[Requirements]
From the line with "Clone this diagram in TikZ." to the line with "(0,0) rectangle (438,335);", both included, repeat each line exactly and leave out the pictures.

** begin The data **

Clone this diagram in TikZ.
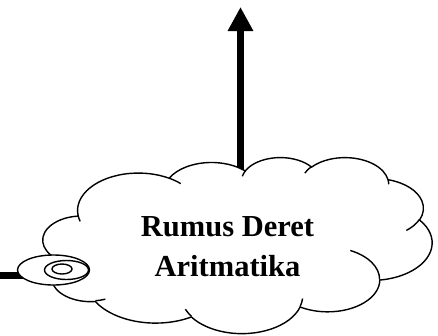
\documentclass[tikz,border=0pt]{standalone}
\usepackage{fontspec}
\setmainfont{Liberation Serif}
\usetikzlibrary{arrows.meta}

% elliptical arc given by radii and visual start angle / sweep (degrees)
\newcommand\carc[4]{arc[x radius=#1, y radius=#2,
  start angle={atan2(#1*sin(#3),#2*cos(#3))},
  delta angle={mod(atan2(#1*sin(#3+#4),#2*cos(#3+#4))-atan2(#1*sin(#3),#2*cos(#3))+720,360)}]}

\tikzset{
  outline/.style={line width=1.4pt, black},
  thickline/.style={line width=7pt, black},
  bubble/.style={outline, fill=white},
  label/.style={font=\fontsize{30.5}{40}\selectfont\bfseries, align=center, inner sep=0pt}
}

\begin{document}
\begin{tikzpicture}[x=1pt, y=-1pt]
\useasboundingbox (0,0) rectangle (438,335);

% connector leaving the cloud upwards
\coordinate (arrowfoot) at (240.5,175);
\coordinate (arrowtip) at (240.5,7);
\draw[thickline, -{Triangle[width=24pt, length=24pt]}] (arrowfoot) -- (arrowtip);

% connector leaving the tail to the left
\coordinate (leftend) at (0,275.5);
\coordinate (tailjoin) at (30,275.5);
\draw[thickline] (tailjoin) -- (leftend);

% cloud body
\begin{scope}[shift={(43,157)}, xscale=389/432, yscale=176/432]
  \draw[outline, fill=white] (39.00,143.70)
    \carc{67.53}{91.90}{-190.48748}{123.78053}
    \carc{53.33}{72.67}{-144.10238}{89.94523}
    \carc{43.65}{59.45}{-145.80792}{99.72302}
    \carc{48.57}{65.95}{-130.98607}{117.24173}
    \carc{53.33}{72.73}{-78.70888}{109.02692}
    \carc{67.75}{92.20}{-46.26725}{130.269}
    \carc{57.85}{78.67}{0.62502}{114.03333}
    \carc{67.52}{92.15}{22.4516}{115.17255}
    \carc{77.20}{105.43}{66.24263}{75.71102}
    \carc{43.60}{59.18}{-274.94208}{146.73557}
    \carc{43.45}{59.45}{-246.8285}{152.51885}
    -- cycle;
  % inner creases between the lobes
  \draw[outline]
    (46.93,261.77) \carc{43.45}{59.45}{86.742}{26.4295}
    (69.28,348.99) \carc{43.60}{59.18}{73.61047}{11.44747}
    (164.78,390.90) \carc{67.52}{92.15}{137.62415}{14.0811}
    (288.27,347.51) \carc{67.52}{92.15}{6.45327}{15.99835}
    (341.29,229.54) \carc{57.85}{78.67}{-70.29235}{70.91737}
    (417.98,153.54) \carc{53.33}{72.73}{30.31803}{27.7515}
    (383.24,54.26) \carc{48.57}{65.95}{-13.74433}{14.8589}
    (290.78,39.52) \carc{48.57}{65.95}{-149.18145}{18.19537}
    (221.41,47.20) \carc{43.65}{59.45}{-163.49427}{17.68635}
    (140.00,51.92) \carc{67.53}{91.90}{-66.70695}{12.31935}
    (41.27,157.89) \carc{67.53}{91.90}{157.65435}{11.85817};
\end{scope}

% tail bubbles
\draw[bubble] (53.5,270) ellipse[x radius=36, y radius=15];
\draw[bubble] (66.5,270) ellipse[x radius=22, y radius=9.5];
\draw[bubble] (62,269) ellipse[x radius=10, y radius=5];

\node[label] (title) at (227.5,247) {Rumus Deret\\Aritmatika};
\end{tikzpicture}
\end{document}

** end The data **
** begin The data **

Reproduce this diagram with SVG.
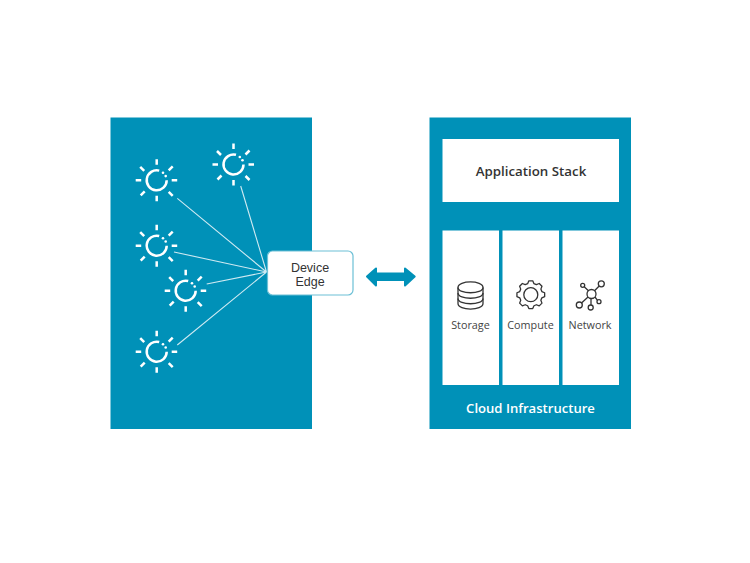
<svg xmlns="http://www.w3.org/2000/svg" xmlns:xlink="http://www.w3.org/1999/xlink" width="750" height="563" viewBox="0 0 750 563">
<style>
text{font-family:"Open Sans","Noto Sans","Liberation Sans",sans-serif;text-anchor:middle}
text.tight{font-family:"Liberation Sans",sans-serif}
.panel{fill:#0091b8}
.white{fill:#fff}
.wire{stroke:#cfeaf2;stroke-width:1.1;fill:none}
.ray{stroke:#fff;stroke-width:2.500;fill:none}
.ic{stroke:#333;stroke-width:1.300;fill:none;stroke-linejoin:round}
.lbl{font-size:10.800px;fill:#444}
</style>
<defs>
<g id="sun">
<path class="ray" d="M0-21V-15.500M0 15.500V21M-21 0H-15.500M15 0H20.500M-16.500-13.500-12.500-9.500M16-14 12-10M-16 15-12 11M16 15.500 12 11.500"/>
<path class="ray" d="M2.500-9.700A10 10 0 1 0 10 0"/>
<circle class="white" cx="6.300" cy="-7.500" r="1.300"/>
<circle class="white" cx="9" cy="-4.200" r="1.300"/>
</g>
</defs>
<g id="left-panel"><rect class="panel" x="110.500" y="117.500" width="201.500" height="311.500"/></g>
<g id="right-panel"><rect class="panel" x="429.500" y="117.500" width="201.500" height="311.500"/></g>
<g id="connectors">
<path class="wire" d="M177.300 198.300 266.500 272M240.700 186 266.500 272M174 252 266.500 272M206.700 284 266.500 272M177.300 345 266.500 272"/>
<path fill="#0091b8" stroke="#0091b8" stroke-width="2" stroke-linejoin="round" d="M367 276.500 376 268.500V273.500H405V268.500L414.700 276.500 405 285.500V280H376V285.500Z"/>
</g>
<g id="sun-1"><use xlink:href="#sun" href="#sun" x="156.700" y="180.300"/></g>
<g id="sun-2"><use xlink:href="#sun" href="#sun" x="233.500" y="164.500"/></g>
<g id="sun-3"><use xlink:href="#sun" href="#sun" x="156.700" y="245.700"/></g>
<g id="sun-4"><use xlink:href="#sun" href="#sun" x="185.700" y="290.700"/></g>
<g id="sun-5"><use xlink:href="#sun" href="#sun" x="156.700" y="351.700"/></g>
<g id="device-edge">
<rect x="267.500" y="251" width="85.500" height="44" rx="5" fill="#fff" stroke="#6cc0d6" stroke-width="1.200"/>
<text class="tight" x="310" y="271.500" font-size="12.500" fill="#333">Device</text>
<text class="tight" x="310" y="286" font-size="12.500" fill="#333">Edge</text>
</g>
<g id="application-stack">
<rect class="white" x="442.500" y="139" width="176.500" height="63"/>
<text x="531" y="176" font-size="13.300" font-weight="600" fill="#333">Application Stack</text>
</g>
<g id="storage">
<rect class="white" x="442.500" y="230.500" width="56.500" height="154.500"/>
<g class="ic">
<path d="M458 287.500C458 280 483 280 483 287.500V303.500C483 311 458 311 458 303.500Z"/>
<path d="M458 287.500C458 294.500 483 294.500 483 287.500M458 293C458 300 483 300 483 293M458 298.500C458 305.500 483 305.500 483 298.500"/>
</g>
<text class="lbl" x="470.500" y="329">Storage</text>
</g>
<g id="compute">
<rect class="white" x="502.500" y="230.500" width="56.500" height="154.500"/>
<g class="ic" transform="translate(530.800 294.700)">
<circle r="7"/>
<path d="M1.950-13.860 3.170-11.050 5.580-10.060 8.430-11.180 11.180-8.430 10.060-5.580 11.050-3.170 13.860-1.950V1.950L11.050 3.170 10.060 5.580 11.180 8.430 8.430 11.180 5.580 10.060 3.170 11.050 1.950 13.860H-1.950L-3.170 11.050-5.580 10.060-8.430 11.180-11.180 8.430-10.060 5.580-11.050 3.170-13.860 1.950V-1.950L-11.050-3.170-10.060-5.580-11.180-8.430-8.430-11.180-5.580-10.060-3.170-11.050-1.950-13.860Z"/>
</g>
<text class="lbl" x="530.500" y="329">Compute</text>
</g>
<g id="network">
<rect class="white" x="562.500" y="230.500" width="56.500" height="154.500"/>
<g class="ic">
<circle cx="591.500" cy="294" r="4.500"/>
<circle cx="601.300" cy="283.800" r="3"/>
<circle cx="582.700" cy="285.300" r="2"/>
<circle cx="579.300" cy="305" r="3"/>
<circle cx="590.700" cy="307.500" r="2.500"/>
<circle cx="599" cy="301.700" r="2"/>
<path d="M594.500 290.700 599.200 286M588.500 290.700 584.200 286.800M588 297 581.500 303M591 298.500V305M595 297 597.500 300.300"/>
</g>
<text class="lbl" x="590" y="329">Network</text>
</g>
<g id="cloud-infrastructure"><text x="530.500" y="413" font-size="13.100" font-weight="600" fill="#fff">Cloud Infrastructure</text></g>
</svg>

** end The data **

[Task result]
Clone this diagram in TikZ.
\documentclass[tikz,border=0pt]{standalone}
\usepackage{fontspec}
\setmainfont{Liberation Serif}
\usetikzlibrary{arrows.meta}

% elliptical arc given by radii and visual start angle / sweep (degrees)
\newcommand\carc[4]{arc[x radius=#1, y radius=#2,
  start angle={atan2(#1*sin(#3),#2*cos(#3))},
  delta angle={mod(atan2(#1*sin(#3+#4),#2*cos(#3+#4))-atan2(#1*sin(#3),#2*cos(#3))+720,360)}]}

\tikzset{
  outline/.style={line width=1.4pt, black},
  thickline/.style={line width=7pt, black},
  bubble/.style={outline, fill=white},
  label/.style={font=\fontsize{30.5}{40}\selectfont\bfseries, align=center, inner sep=0pt}
}

\begin{document}
\begin{tikzpicture}[x=1pt, y=-1pt]
\useasboundingbox (0,0) rectangle (438,335);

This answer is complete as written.